Description of the task >> Scan the data below for the string "chart". Show every line where it turns up.

Records excerpted from a collection >>

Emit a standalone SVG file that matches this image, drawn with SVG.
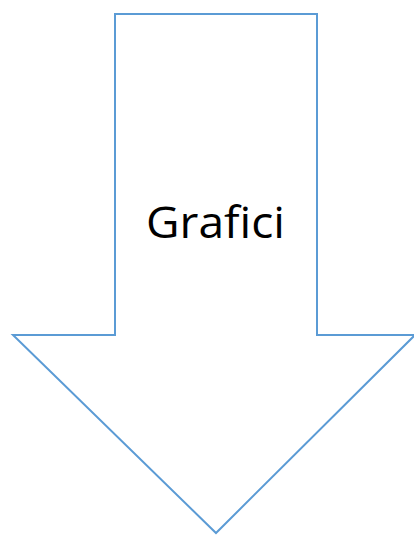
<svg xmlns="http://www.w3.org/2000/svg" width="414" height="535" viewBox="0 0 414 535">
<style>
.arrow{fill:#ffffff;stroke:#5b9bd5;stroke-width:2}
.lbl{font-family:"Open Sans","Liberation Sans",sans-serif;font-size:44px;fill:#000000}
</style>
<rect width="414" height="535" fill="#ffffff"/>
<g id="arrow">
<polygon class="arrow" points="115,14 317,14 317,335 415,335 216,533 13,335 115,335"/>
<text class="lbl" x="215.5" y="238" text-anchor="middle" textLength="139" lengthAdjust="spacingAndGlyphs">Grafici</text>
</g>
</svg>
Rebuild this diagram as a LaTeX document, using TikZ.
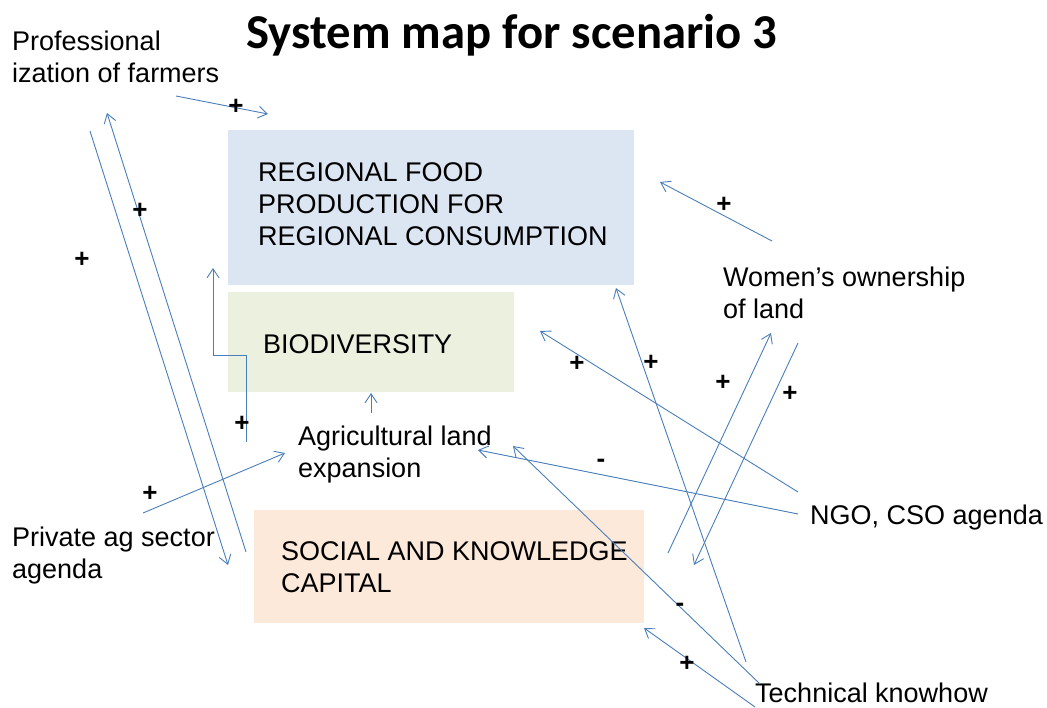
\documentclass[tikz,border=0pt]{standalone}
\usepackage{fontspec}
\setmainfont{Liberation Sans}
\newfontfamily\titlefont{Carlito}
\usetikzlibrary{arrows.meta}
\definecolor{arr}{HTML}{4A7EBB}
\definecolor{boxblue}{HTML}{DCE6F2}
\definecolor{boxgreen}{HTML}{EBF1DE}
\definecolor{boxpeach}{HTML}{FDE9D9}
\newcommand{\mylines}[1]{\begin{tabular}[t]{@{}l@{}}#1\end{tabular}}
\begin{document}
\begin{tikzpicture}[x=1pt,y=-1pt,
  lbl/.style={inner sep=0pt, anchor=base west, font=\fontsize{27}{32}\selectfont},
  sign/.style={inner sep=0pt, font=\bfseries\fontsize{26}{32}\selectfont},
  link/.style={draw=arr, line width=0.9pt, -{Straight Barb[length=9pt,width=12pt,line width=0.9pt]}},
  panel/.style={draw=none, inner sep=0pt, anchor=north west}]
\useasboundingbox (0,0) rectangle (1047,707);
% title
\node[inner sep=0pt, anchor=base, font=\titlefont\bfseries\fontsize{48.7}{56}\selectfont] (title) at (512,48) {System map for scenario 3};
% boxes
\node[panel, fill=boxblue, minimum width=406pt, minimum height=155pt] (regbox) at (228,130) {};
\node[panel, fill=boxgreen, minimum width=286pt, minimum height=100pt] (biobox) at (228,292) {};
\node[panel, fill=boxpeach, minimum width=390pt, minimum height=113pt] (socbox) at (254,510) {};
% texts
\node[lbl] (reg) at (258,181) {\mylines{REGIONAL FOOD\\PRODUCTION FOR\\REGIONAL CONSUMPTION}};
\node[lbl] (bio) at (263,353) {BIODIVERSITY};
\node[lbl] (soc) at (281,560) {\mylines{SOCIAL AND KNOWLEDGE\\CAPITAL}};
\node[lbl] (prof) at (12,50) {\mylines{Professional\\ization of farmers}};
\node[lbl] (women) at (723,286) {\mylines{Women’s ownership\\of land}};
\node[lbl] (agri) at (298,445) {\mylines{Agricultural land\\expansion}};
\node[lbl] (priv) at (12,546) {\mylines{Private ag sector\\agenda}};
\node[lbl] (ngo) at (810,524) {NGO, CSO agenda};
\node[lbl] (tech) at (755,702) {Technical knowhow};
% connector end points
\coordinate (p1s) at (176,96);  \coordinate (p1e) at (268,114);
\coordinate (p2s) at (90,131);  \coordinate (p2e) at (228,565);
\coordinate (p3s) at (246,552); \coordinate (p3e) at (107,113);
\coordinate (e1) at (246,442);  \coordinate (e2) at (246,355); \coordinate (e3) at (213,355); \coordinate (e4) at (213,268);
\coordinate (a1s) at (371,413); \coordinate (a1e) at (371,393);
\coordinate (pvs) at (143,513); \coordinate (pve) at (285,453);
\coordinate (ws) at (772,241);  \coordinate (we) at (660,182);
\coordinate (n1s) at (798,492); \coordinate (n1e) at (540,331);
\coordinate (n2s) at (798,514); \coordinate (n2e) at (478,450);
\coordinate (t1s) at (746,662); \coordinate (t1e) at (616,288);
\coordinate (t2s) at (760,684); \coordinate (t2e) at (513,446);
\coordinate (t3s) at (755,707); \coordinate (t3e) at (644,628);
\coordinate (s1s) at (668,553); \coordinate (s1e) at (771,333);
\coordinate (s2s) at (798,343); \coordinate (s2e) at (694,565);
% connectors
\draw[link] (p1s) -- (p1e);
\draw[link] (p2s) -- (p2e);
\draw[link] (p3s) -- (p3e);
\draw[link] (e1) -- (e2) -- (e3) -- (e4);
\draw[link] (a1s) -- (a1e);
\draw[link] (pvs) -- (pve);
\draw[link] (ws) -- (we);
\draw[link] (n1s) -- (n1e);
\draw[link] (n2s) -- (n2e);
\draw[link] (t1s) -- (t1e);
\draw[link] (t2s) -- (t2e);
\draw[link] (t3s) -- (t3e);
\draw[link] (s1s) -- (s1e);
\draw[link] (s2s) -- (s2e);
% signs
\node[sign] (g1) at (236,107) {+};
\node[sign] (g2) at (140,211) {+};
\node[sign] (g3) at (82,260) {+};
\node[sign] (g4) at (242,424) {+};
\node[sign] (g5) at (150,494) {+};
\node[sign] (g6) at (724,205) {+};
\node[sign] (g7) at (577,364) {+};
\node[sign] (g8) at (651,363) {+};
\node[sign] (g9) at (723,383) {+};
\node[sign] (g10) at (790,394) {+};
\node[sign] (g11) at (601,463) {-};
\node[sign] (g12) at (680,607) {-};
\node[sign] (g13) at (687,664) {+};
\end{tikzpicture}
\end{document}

* * *

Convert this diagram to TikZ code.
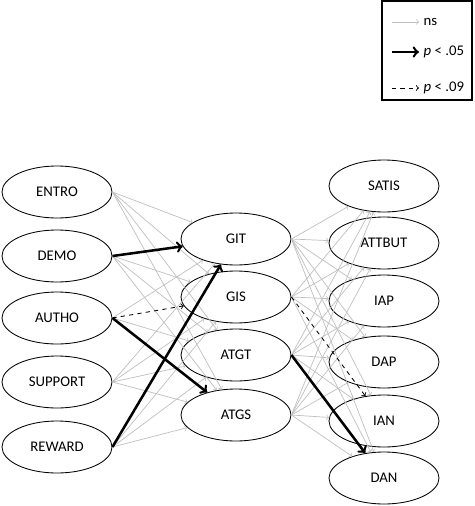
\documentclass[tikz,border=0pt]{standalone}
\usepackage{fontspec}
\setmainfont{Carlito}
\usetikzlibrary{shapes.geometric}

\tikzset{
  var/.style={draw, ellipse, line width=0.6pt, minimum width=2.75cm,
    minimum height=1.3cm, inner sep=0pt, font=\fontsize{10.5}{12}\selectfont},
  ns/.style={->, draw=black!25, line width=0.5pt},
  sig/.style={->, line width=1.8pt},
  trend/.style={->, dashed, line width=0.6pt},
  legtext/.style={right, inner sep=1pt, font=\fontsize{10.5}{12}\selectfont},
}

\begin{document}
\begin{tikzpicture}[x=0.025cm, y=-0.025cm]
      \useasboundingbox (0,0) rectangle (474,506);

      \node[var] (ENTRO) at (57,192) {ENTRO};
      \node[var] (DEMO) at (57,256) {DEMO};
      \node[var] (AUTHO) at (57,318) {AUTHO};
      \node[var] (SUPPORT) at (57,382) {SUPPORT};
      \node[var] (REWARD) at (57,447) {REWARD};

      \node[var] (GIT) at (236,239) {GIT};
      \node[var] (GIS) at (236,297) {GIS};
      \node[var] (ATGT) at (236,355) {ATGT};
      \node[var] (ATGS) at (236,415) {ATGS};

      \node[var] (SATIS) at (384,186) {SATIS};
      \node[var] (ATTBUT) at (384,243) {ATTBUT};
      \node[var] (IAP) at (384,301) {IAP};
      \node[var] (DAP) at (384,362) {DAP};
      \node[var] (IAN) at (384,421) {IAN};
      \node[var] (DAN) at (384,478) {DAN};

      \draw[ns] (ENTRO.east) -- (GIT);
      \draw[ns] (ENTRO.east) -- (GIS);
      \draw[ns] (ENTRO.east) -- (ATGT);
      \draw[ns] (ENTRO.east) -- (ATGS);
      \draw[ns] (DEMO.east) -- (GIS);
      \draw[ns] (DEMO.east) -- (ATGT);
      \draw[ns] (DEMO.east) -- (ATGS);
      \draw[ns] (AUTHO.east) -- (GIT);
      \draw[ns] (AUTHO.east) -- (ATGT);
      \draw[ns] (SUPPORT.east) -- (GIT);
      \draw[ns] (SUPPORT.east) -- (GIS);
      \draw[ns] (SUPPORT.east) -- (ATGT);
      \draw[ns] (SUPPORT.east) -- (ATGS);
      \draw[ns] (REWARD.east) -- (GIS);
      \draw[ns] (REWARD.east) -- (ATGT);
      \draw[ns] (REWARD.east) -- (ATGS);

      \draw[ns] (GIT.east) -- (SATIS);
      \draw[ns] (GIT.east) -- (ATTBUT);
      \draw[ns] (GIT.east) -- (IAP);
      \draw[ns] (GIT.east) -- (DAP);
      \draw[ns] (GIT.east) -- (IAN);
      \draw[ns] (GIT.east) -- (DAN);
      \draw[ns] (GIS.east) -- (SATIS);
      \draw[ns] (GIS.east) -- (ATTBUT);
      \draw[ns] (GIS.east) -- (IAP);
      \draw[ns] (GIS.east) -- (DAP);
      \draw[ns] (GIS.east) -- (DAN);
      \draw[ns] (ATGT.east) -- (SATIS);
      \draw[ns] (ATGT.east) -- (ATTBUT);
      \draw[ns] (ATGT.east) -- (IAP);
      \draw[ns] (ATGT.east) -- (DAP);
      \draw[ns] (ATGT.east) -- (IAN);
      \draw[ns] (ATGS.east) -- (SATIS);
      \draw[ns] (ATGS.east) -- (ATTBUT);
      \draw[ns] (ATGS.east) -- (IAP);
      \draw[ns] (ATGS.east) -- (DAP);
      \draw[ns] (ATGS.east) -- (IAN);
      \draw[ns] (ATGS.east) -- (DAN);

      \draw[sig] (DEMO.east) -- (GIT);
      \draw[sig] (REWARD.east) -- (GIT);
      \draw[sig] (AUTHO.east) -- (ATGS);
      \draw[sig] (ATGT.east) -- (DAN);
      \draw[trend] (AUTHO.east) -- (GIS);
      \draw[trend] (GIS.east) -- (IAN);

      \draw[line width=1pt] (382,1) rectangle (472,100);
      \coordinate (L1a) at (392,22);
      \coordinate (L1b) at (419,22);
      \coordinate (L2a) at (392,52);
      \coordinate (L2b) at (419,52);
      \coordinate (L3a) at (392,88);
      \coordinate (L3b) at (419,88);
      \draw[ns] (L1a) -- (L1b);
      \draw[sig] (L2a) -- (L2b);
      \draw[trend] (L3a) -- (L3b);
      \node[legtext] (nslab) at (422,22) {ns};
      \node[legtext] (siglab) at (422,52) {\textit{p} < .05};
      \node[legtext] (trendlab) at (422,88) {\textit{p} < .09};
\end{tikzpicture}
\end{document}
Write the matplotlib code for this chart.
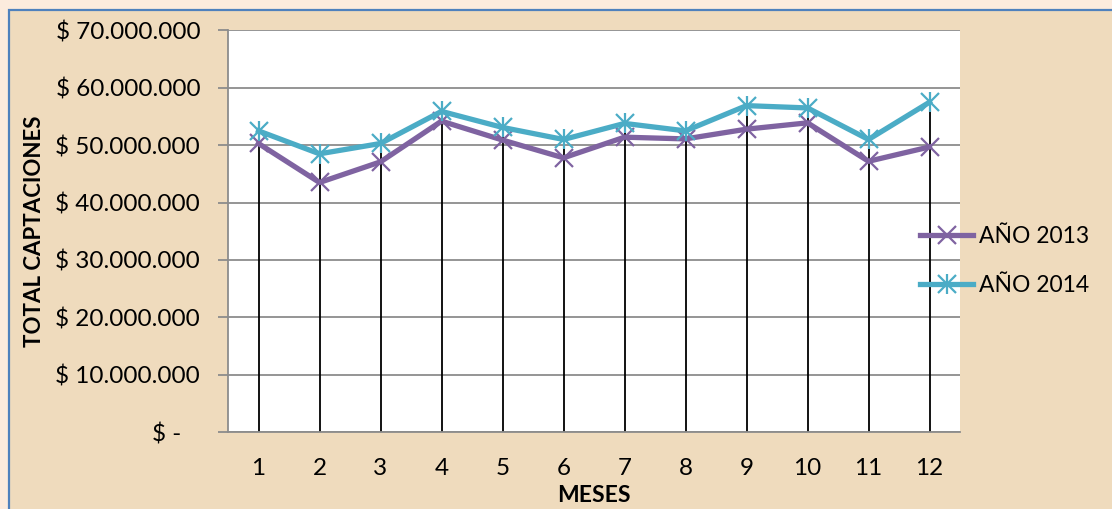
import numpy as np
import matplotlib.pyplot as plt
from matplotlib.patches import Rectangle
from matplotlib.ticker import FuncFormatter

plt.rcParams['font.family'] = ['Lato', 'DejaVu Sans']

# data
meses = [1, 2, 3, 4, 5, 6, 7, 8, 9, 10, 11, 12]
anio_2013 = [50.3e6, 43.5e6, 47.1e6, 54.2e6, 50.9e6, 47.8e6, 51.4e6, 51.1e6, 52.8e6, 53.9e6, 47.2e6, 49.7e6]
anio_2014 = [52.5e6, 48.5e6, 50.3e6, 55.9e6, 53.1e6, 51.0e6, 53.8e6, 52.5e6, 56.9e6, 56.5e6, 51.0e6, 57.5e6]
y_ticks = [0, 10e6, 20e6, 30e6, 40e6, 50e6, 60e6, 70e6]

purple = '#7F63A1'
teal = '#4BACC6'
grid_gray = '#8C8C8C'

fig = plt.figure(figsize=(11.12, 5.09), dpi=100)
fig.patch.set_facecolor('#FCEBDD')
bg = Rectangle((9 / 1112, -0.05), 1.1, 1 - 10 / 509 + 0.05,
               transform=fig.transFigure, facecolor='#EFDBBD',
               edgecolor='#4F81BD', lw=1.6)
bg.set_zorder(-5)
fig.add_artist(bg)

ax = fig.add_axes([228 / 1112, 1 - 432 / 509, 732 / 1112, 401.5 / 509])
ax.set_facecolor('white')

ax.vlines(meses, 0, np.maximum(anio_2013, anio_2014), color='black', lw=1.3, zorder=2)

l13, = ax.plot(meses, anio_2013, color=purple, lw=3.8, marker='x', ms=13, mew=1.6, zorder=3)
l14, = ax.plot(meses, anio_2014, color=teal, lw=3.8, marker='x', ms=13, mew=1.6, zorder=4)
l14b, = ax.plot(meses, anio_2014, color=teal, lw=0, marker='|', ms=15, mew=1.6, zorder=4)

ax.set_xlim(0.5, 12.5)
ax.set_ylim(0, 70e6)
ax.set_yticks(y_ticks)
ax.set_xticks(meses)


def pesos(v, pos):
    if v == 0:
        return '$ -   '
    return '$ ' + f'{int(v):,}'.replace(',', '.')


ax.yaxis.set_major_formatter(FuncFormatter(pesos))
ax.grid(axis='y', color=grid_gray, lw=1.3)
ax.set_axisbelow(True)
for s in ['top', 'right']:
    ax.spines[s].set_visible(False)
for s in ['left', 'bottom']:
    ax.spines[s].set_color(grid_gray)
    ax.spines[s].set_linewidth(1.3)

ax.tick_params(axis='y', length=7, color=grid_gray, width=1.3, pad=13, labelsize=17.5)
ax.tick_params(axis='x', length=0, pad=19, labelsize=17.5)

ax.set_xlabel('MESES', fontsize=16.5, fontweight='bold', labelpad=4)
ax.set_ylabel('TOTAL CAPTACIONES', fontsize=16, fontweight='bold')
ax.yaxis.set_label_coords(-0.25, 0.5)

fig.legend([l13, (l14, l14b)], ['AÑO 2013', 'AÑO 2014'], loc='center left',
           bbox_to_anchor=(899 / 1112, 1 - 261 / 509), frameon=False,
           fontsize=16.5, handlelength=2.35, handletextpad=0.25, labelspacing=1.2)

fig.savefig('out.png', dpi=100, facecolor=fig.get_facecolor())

==

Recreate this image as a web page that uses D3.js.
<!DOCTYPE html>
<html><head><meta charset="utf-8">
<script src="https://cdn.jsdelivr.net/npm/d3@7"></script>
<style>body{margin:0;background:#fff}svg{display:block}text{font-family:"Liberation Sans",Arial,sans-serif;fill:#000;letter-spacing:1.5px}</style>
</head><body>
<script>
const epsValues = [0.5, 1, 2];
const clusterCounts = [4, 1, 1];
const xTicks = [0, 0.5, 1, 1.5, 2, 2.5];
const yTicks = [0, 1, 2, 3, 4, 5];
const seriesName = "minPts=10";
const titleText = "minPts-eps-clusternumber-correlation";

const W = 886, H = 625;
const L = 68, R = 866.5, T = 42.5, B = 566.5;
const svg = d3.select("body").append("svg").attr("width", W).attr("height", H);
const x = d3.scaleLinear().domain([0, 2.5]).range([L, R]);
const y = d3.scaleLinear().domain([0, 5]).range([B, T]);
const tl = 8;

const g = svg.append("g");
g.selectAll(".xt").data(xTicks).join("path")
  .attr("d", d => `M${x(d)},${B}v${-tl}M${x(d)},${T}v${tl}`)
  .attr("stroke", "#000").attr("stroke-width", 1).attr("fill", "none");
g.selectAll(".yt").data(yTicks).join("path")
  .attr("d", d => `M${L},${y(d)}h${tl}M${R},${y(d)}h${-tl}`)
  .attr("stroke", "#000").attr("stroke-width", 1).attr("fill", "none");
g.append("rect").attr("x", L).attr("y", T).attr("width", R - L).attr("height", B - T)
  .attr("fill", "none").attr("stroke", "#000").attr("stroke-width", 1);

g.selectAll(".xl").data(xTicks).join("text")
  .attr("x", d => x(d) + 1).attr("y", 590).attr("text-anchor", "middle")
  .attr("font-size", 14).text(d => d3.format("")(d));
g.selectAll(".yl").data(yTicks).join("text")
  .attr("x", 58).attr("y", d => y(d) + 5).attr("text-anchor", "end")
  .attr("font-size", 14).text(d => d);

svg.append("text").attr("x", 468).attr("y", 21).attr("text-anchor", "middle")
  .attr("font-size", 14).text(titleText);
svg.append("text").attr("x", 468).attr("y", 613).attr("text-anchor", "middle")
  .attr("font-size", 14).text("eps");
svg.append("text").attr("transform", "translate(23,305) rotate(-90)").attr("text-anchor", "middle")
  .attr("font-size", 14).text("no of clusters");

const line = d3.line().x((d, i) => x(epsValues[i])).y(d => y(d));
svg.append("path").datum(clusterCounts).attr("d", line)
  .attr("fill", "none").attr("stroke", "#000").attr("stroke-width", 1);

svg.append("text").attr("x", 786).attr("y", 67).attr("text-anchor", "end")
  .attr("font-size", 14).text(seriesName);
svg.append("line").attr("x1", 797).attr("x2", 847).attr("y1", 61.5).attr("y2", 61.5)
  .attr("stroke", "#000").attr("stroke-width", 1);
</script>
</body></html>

Solved problem >>
Write the matplotlib code for this chart.

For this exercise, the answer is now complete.